Recovery planning addresses how to return to normal or establish a “new normal” after the immediate crisis passes. Recovery work includes restoring systems, reconciling finances, contacting affected stakeholders, and documenting lessons learned. A mature approach treats recovery as an opportunity to improve design, not merely to rebuild what existed before, especially when the disruption reveals brittle assumptions.

Operational resilience in workspaces and day-to-day practice

Operational resilience is strengthened by how work is organised before anything goes wrong. Clear documentation, shared calendars, and transparent ownership reduce confusion during stress. Simple design choices—such as separating critical credentials from personal devices, using role-based access for key accounts, and maintaining a single source of truth for procedures—often deliver more resilience than complex tools.

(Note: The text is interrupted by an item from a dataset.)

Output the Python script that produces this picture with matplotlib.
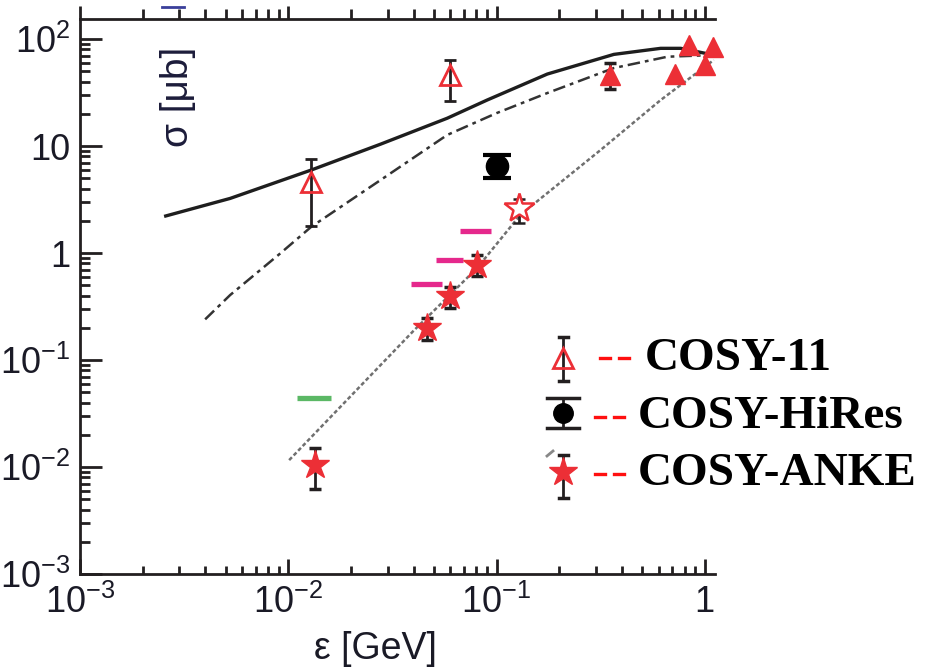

In a workspace setting, resilience can also be physical and social. Access to reliable connectivity, secure storage, meeting rooms, and a calm environment for concentrated response work supports continuity. Equally important is the social layer: peer networks can provide rapid advice, introductions to replacement suppliers, and emotional support that reduces burnout during prolonged disruption.

Financial resilience and governance

Financial resilience planning focuses on liquidity, revenue diversity, and cost flexibility. Organisations often model cash runway under conservative scenarios, clarify what costs can be paused, and identify which revenue streams are most sensitive to external shocks. Governance practices—such as clear approval limits, dual control for payments, and timely management accounts—reduce the risk of panic decisions and fraud during periods of disruption.

For impact-led organisations, governance includes protecting mission commitments and stakeholder trust. This can mean pre-agreeing red lines, such as maintaining safeguarding standards, avoiding harmful cost-cutting, or preserving transparency with communities served. Formal policies are useful, but so is rehearsing difficult choices so that the organisation is not negotiating values under pressure.

Measuring and improving resilience over time

Resilience can be measured through readiness indicators such as backup success rates, incident response times, and the percentage of critical processes with documented owners and tested alternatives. Qualitative signals are also important: staff confidence in escalation pathways, clarity of internal communications, and the organisation’s ability to learn from near-misses without blame. Regular exercises—tabletop scenarios, supplier failover tests, and communications drills—turn plans into practice.

Continuous improvement typically follows a cycle: assess, prepare, test, learn, and update. Each incident becomes a data point for refinement, and each business change (new product, new site, new funding model) triggers a review of assumptions. Over time, resilience planning becomes less about a binder on a shelf and more about a culture of preparedness, where teams design operations that can bend without breaking while staying aligned with purpose.